=== SHORT EXERCISE ===
Within the entries below, find the portion that opens with the line containing "Write a LaTeX" and closes with the line containing "(filelbl) at (277,112)". Retype that portion exactly and only.

=== TASK INPUT ===
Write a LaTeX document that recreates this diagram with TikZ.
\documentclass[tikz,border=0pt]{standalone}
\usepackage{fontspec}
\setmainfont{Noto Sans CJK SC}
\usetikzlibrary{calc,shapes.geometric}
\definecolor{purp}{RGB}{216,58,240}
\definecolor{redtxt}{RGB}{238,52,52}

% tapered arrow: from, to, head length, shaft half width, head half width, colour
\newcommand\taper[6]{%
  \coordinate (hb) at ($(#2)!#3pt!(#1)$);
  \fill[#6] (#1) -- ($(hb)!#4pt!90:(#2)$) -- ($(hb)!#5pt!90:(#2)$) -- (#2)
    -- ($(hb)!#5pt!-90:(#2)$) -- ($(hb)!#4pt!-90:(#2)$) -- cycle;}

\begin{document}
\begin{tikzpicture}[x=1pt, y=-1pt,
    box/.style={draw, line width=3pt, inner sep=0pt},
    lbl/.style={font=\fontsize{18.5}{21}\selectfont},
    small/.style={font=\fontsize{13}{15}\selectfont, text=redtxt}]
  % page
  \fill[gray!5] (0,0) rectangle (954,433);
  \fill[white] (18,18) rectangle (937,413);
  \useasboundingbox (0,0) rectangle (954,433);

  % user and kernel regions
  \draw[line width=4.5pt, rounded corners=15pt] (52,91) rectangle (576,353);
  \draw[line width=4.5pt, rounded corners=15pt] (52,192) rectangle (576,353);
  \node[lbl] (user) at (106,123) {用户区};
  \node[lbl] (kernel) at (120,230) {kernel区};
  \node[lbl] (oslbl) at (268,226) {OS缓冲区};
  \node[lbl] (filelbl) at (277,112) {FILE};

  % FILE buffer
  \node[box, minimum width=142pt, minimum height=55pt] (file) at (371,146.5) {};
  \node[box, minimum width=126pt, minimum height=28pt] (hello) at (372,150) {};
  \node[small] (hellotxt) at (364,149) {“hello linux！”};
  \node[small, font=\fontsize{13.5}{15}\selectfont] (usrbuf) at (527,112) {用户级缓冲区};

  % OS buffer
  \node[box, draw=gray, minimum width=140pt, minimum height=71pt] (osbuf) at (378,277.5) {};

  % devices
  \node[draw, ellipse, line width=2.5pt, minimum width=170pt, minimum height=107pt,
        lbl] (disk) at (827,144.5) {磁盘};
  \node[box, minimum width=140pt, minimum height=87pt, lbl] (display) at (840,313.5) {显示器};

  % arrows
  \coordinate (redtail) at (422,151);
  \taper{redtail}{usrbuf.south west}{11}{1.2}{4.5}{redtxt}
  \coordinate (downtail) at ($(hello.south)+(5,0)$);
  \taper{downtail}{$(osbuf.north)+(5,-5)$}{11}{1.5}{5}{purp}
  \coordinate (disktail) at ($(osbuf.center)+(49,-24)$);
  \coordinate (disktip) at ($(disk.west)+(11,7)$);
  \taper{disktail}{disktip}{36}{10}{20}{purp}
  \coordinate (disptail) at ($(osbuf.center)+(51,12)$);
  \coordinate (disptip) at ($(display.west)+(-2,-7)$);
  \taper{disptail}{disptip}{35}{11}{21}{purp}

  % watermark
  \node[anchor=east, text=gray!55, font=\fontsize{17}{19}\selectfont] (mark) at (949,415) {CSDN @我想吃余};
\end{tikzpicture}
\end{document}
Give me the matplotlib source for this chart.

...

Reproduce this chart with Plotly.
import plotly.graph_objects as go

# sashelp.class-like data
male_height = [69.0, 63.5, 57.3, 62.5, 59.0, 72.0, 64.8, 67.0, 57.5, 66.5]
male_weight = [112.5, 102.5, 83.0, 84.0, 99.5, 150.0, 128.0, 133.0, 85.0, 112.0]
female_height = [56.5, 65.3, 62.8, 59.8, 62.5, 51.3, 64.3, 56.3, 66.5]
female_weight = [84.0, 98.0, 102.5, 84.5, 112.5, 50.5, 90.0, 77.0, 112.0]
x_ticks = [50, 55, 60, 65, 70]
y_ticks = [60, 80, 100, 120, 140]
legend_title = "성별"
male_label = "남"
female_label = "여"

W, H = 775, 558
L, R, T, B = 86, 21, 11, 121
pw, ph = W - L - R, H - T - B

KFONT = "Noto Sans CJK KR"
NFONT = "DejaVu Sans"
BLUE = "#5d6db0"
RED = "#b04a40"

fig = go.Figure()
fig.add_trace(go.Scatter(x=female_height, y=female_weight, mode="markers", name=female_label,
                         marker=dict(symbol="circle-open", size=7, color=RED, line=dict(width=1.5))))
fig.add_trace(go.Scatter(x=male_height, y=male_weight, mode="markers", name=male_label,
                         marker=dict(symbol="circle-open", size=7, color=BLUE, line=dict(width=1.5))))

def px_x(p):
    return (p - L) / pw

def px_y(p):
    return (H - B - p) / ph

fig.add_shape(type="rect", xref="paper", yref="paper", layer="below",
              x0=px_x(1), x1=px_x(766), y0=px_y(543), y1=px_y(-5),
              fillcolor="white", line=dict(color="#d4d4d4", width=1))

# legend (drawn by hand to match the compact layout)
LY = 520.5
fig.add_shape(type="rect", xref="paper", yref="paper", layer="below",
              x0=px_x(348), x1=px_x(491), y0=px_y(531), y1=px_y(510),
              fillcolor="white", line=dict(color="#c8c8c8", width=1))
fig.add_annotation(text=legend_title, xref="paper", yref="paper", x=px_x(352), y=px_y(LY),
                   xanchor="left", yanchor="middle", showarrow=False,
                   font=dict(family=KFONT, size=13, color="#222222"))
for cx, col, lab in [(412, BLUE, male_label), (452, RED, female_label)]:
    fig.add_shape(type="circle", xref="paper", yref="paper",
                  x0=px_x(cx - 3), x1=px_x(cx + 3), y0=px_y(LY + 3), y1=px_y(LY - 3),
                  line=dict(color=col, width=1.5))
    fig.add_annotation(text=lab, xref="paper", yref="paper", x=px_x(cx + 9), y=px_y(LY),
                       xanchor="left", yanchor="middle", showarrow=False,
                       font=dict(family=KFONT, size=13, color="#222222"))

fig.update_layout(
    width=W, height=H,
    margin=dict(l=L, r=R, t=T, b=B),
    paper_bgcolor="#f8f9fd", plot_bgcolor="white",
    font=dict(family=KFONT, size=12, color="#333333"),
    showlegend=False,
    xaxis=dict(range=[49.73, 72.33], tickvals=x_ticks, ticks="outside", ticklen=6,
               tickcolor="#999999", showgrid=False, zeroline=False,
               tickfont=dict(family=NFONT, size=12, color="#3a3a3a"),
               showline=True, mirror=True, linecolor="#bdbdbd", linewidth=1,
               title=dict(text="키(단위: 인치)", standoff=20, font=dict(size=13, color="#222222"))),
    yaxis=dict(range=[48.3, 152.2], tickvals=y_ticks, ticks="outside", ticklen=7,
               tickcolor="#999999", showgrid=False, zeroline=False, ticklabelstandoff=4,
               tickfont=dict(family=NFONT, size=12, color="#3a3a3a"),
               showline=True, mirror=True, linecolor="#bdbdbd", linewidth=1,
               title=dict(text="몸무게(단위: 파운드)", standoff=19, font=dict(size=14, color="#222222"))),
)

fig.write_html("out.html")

=== CORRECT OUTPUT ===
Write a LaTeX document that recreates this diagram with TikZ.
\documentclass[tikz,border=0pt]{standalone}
\usepackage{fontspec}
\setmainfont{Noto Sans CJK SC}
\usetikzlibrary{calc,shapes.geometric}
\definecolor{purp}{RGB}{216,58,240}
\definecolor{redtxt}{RGB}{238,52,52}

% tapered arrow: from, to, head length, shaft half width, head half width, colour
\newcommand\taper[6]{%
  \coordinate (hb) at ($(#2)!#3pt!(#1)$);
  \fill[#6] (#1) -- ($(hb)!#4pt!90:(#2)$) -- ($(hb)!#5pt!90:(#2)$) -- (#2)
    -- ($(hb)!#5pt!-90:(#2)$) -- ($(hb)!#4pt!-90:(#2)$) -- cycle;}

\begin{document}
\begin{tikzpicture}[x=1pt, y=-1pt,
    box/.style={draw, line width=3pt, inner sep=0pt},
    lbl/.style={font=\fontsize{18.5}{21}\selectfont},
    small/.style={font=\fontsize{13}{15}\selectfont, text=redtxt}]
  % page
  \fill[gray!5] (0,0) rectangle (954,433);
  \fill[white] (18,18) rectangle (937,413);
  \useasboundingbox (0,0) rectangle (954,433);

  % user and kernel regions
  \draw[line width=4.5pt, rounded corners=15pt] (52,91) rectangle (576,353);
  \draw[line width=4.5pt, rounded corners=15pt] (52,192) rectangle (576,353);
  \node[lbl] (user) at (106,123) {用户区};
  \node[lbl] (kernel) at (120,230) {kernel区};
  \node[lbl] (oslbl) at (268,226) {OS缓冲区};
  \node[lbl] (filelbl) at (277,112) {FILE};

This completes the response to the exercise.